The city of Petaluma has agreed to pay $500,000 to a man who was bitten by a police dog and lost a chunk of his biceps.
The settlement, reached this week, ends a civil rights lawsuit that Edward Hogya, 67, filed in federal court accusing police of excessive force and false arrest. Hogya's acceptance of the award releases the city and Officer Jason Jucutan, the canine handler, of liability for Hogya's legal claims, injuries and attorney costs.
In the settlement, the city maintains the payment doesn't constitute an admission of liability.
"The city's position on this is not that we're guilty of anything," City Manager John Brown said. "We believe the proper procedures were followed and the officers acted responsibly within the context of how a situation like that would normally be addressed."
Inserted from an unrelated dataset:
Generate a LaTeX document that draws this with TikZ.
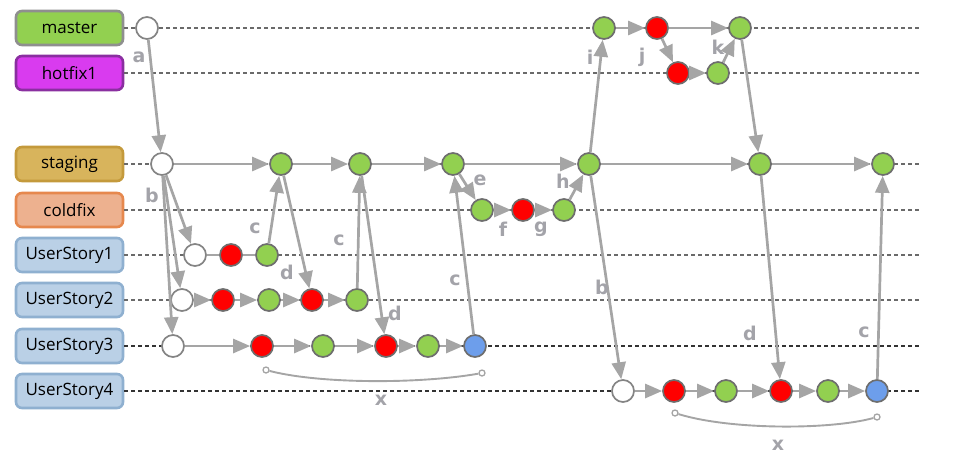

But, he said, Hogya was seriously wounded.
"We do have to acknowledge that a person was injured, a police dog was involved and there were some pretty severe injuries as a result of that," he said.
Police arrested Hogya about 10:30 p.m. on the day after Christmas two years ago following an altercation the man had with his estranged son over the phone. The son reported to police that his father had threatened to come to his house and shoot him.
Police who went to Hogya's house, including Jucutan and his police dog Kilo, said Hogya was verbally confrontational and refused to obey orders to lie down.
Based on information from the son, police believed Hogya may have been armed, according to court documents.
As Hogya turned toward his house, Kilo was released and bit him, knocking him to the ground, according to court documents.